### GIVEN REQUEST
Extract each line of the material that follows exactly and omit its pictures.

=== AVAILABLE DATA ===

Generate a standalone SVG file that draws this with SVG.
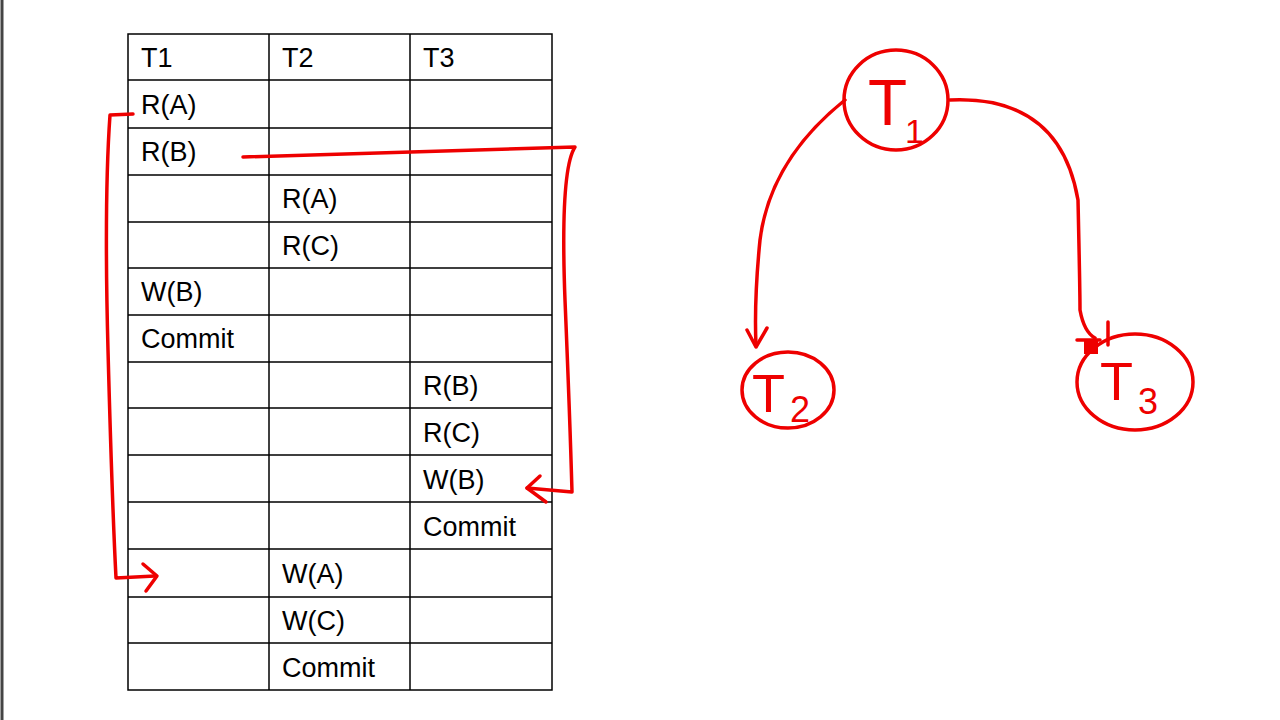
<svg xmlns="http://www.w3.org/2000/svg" width="1280" height="720" viewBox="0 0 1280 720">
<style>
.g{stroke:#000;stroke-width:1.5;fill:none}
.t{font-family:"Liberation Sans",Arial,sans-serif;font-size:27px;fill:#000}
.r{stroke:#e00;stroke-width:3.5;fill:none;stroke-linecap:round;stroke-linejoin:round}
.h{font-family:"Liberation Sans",Arial,sans-serif;fill:#e00}
</style>
<rect width="1280" height="720" fill="#fff"/>
<line x1="2" y1="0" x2="2" y2="720" stroke="#444" stroke-width="3"/>
<g id="table">
<rect class="g" x="128" y="34" width="424" height="656"/>
<line class="g" x1="269" y1="34" x2="269" y2="690"/>
<line class="g" x1="410" y1="34" x2="410" y2="690"/>
<path class="g" d="M128 80H552M128 128H552M128 175H552M128 222H552M128 268H552M128 315H552M128 362H552M128 408H552M128 455H552M128 502H552M128 549H552M128 597H552M128 643H552"/>
<text class="t" x="141" y="67">T1</text><text class="t" x="282" y="67">T2</text><text class="t" x="423" y="67">T3</text>
<text class="t" x="141" y="114">R(A)</text>
<text class="t" x="141" y="161">R(B)</text>
<text class="t" x="282" y="208">R(A)</text>
<text class="t" x="282" y="255">R(C)</text>
<text class="t" x="141" y="301">W(B)</text>
<text class="t" x="141" y="348">Commit</text>
<text class="t" x="423" y="395">R(B)</text>
<text class="t" x="423" y="442">R(C)</text>
<text class="t" x="423" y="489">W(B)</text>
<text class="t" x="423" y="536">Commit</text>
<text class="t" x="282" y="583">W(A)</text>
<text class="t" x="282" y="630">W(C)</text>
<text class="t" x="282" y="677">Commit</text>
</g>
<g id="connectors">
<path class="r" d="M133 114L110 115Q104 200 108 350Q112 500 116 578L155 576"/>
<path class="r" d="M143 564L157 576L146 591"/>
<path class="r" d="M243 157L575 147Q560 170 565 300Q570 420 572 492L527 488"/>
<path class="r" d="M540 476L527 488L546 502"/>
<path class="r" d="M845 100Q770 160 760 240Q754 300 756 346"/>
<path class="r" d="M747 330L756 347L767 328"/>
<path class="r" d="M950 100Q1060 95 1078 200Q1080 290 1080 310Q1084 332 1095 338"/>
<path class="r" d="M1077 340L1100 340M1108 322L1108 345" stroke-width="3"/>
<rect x="1084" y="340" width="14" height="14" fill="#e00"/>
</g>
<g id="T1"><ellipse class="r" cx="896" cy="100" rx="52" ry="50"/><text class="h" x="868" y="125" font-size="64">T</text><text class="h" x="905" y="143" font-size="34">1</text></g>
<g id="T2"><ellipse class="r" cx="788" cy="390" rx="46" ry="38"/><text class="h" x="752" y="412" font-size="54">T</text><text class="h" x="790" y="422" font-size="36">2</text></g>
<g id="T3"><ellipse class="r" cx="1135" cy="382" rx="58" ry="48"/><text class="h" x="1100" y="400" font-size="54">T</text><text class="h" x="1138" y="414" font-size="36">3</text></g>
</svg>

===

### EXERCISE RESPONSE
Generate a standalone SVG file that draws this with SVG.
<svg xmlns="http://www.w3.org/2000/svg" width="1280" height="720" viewBox="0 0 1280 720">
<style>
.g{stroke:#000;stroke-width:1.5;fill:none}
.t{font-family:"Liberation Sans",Arial,sans-serif;font-size:27px;fill:#000}
.r{stroke:#e00;stroke-width:3.5;fill:none;stroke-linecap:round;stroke-linejoin:round}
.h{font-family:"Liberation Sans",Arial,sans-serif;fill:#e00}
</style>
<rect width="1280" height="720" fill="#fff"/>
<line x1="2" y1="0" x2="2" y2="720" stroke="#444" stroke-width="3"/>
<g id="table">
<rect class="g" x="128" y="34" width="424" height="656"/>
<line class="g" x1="269" y1="34" x2="269" y2="690"/>
<line class="g" x1="410" y1="34" x2="410" y2="690"/>
<path class="g" d="M128 80H552M128 128H552M128 175H552M128 222H552M128 268H552M128 315H552M128 362H552M128 408H552M128 455H552M128 502H552M128 549H552M128 597H552M128 643H552"/>
<text class="t" x="141" y="67">T1</text><text class="t" x="282" y="67">T2</text><text class="t" x="423" y="67">T3</text>
<text class="t" x="141" y="114">R(A)</text>
<text class="t" x="141" y="161">R(B)</text>
<text class="t" x="282" y="208">R(A)</text>
<text class="t" x="282" y="255">R(C)</text>
<text class="t" x="141" y="301">W(B)</text>
<text class="t" x="141" y="348">Commit</text>
<text class="t" x="423" y="395">R(B)</text>
<text class="t" x="423" y="442">R(C)</text>
<text class="t" x="423" y="489">W(B)</text>
<text class="t" x="423" y="536">Commit</text>
<text class="t" x="282" y="583">W(A)</text>
<text class="t" x="282" y="630">W(C)</text>
<text class="t" x="282" y="677">Commit</text>
</g>
<g id="connectors">
<path class="r" d="M133 114L110 115Q104 200 108 350Q112 500 116 578L155 576"/>
<path class="r" d="M143 564L157 576L146 591"/>
<path class="r" d="M243 157L575 147Q560 170 565 300Q570 420 572 492L527 488"/>
<path class="r" d="M540 476L527 488L546 502"/>
<path class="r" d="M845 100Q770 160 760 240Q754 300 756 346"/>
<path class="r" d="M747 330L756 347L767 328"/>
<path class="r" d="M950 100Q1060 95 1078 200Q1080 290 1080 310Q1084 332 1095 338"/>
<path class="r" d="M1077 340L1100 340M1108 322L1108 345" stroke-width="3"/>
<rect x="1084" y="340" width="14" height="14" fill="#e00"/>
</g>
<g id="T1"><ellipse class="r" cx="896" cy="100" rx="52" ry="50"/><text class="h" x="868" y="125" font-size="64">T</text><text class="h" x="905" y="143" font-size="34">1</text></g>
<g id="T2"><ellipse class="r" cx="788" cy="390" rx="46" ry="38"/><text class="h" x="752" y="412" font-size="54">T</text><text class="h" x="790" y="422" font-size="36">2</text></g>
<g id="T3"><ellipse class="r" cx="1135" cy="382" rx="58" ry="48"/><text class="h" x="1100" y="400" font-size="54">T</text><text class="h" x="1138" y="414" font-size="36">3</text></g>
</svg>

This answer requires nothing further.